The United States Solicitor General’s office has filed its brief (posted online here) in the long-running RS-DVR matter, popularly referred to as the “Cablevision” case. The brief is terrific. The United States takes the position that the Supreme Court should not review the case, which had been decided unanimously by the Second Circuit in favor of the cable companies. This case has significant copyright implications, as well as implications for the balance of power between cable providers and those who hold copyright interests in television and movie programming.
The Solicitor General takes the position that the case did not meet the traditional standard for the Supreme Court to grant cert and that the Second Circuit “reasonably and narrowly resolved the issues” before it. The reasoning in the brief is persuasive.
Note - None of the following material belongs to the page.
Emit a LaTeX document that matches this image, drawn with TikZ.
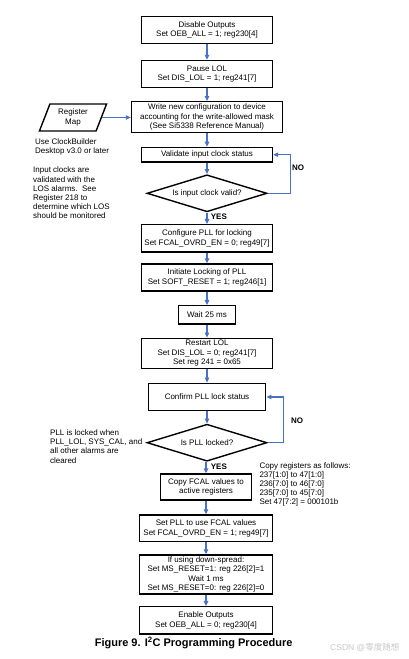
\documentclass[tikz,border=0pt]{standalone}
\usepackage{fontspec}
\setmainfont{Liberation Sans}
\newfontfamily\cjkfont{Noto Sans CJK SC}
\usetikzlibrary{arrows.meta,shapes.geometric}
\definecolor{flowblue}{RGB}{72,114,196}
\begin{document}
\begin{tikzpicture}[x=1pt,y=-1pt,font=\fontsize{8}{9.3}\selectfont,
  box/.style={draw,line width=1.4pt,align=center,inner sep=0pt},
  decide/.style={diamond,draw,line width=1.4pt,inner sep=0pt,aspect=3.2,
    minimum width=120pt,minimum height=37pt},
  note/.style={align=left,inner sep=0pt,anchor=west},
  tag/.style={font=\fontsize{8}{9.3}\selectfont\bfseries,inner sep=0pt,anchor=west},
  flow/.style={draw=flowblue,line width=1.1pt,-{Triangle[length=5pt,width=4.5pt]}}]
  \useasboundingbox (0,0) rectangle (409,659);

  % main column
  \node[box,minimum width=131pt,minimum height=27pt] (b1) at (207,29.7)
    {Disable Outputs\\Set OEB\_ALL = 1; reg230[4]};
  \node[box,minimum width=131pt,minimum height=27pt] (b2) at (207,74)
    {Pause LOL\\Set DIS\_LOL = 1; reg241[7]};
  \node[box,minimum width=151pt,minimum height=30.6pt] (b3) at (207,117)
    {Write new configuration to device\\accounting for the write-allowed mask\\(See Si5338 Reference Manual)};
  \node[box,minimum width=131pt,minimum height=14.7pt] (b4) at (207,154.7)
    {Validate input clock status};
  \node[decide] (d1) at (207,193.3) {Is input clock valid?};
  \node[box,minimum width=131pt,minimum height=27.3pt] (b5) at (207,238.3)
    {Configure PLL for locking\\Set FCAL\_OVRD\_EN = 0; reg49[7]};
  \node[box,minimum width=131pt,minimum height=27pt] (b6) at (207,277.5)
    {Initiate Locking of PLL\\Set SOFT\_RESET = 1; reg246[1]};
  \node[box,minimum width=56.7pt,minimum height=18.3pt] (b7) at (207,314.8)
    {Wait 25 ms};
  \node[box,minimum width=131pt,minimum height=30pt] (b8) at (207,353.3)
    {Restart LOL\\Set DIS\_LOL = 0; reg241[7]\\Set reg 241 = 0x65};
  \node[box,minimum width=117.4pt,minimum height=27.4pt] (b9) at (207,397)
    {Confirm PLL lock status};
  \node[decide] (d2) at (207,442.7) {Is PLL locked?};
  \node[box,minimum width=91.4pt,minimum height=26pt] (b10) at (206,487)
    {Copy FCAL values to\\active registers};
  \node[box,minimum width=133pt,minimum height=26.7pt] (b11) at (206,528.3)
    {Set PLL to use FCAL values\\Set FCAL\_OVRD\_EN = 1; reg49[7]};
  \node[box,minimum width=133pt,minimum height=39pt] (b12) at (206,574.5)
    {If using down-spread:\\Set MS\_RESET=1: reg 226[2]=1\\Wait 1 ms\\Set MS\_RESET=0: reg 226[2]=0};
  \node[box,minimum width=133pt,minimum height=27.3pt] (b13) at (206,620.3)
    {Enable Outputs\\Set OEB\_ALL = 0; reg230[4]};

  % register map input
  \node[trapezium,draw,line width=1.4pt,inner sep=0pt,align=center,
    trapezium left angle=68,trapezium right angle=112,trapezium stretches=true,
    minimum width=67.4pt,minimum height=27pt] (reg) at (73,117.5) {Register\\Map};

  % side notes
  \node[note,font=\fontsize{8}{8.4}\selectfont] (n1) at (35,147)
    {Use ClockBuilder\\Desktop v3.0 or later};
  \node[note,font=\fontsize{8}{9.2}\selectfont] (n2) at (33,193)
    {Input clocks are\\validated with the\\LOS alarms.\ \ See\\Register 218 to\\determine which LOS\\should be monitored};
  \node[note,font=\fontsize{8}{9.2}\selectfont] (n3) at (50,446.5)
    {PLL is locked when\\PLL\_LOL, SYS\_CAL, and\\all other alarms are\\cleared};
  \node[note,font=\fontsize{8}{9}\selectfont] (n4) at (259.3,484.7)
    {Copy registers as follows:\\237[1:0] to 47[1:0]\\236[7:0] to 46[7:0]\\235[7:0] to 45[7:0]\\Set 47[7:2] = 000101b};

  % arrows
  \draw[flow] (b1) -- (b2);
  \draw[flow] (b2) -- (b3);
  \draw[flow] (reg.east) -- (reg.east -| b3.west);
  \draw[flow] (b3) -- (b4);
  \draw[flow] (b4) -- (d1);
  \draw[flow] (d1.east) -- ++(22.6,0) |- (b4.east);
  \draw[flow] (d1) -- (b5);
  \draw[flow] (b5) -- (b6);
  \draw[flow] (b6) -- (b7);
  \draw[flow] (b7) -- (b8);
  \draw[flow] (b8) -- (b9);
  \draw[flow] (b9) -- (d2);
  \draw[flow] (d2.east) -- ++(16,0) |- (b9.east);
  \draw[flow] (d2.south -| b10.north) -- (b10.north);
  \draw[flow] (b10) -- (b11);
  \draw[flow] (b11) -- (b12);
  \draw[flow] (b12) -- (b13);

  % branch labels
  \node[tag] (no1) at (292,168) {NO};
  \node[tag] (yes1) at (210.7,217) {YES};
  \node[tag] (no2) at (291,421) {NO};
  \node[tag] (yes2) at (210.7,466.7) {YES};

  % caption
  \node[font=\fontsize{11}{13}\selectfont\bfseries,inner sep=0pt] (cap) at (193.7,643)
    {Figure 9. I\textsuperscript{2}C Programming Procedure};
  \node[font=\fontsize{8.5}{10}\selectfont,text=black!22,inner sep=0pt,anchor=west] (mark) at (330,647)
    {CSDN @{\cjkfont 零度随想}};
\end{tikzpicture}
\end{document}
For more information: Several news outlets have the story. (The Reuters piece says that the SG “denied” the plaintiffs’ request for a hearing, which — at least in technical terms — overstates the matter a bit by implying decision-making authority in the SG. Though the Court asked for the SG’s opinion, the Court reserves the right to decide whether or not to hear the case. Practically speaking, though, that seems somewhat unlikely now, after the filing of this strong brief.) For previous coverage which touches on the procedural aspects of the case, see, e.g., an article by the LA Times’s David G Savage from January, 2009. Also, see the press release and summary page on the case published by Public Knowledge, which has worked on this matter; Gigi Sohn, the president, says she is pleased with the SG’s brief.
By way of disclosure: the United States Solicitor General and counsel of record in this matter, Elena Kagan, is my former boss when she was dean of Harvard Law School for six years prior to her appointment to the Obama Administration.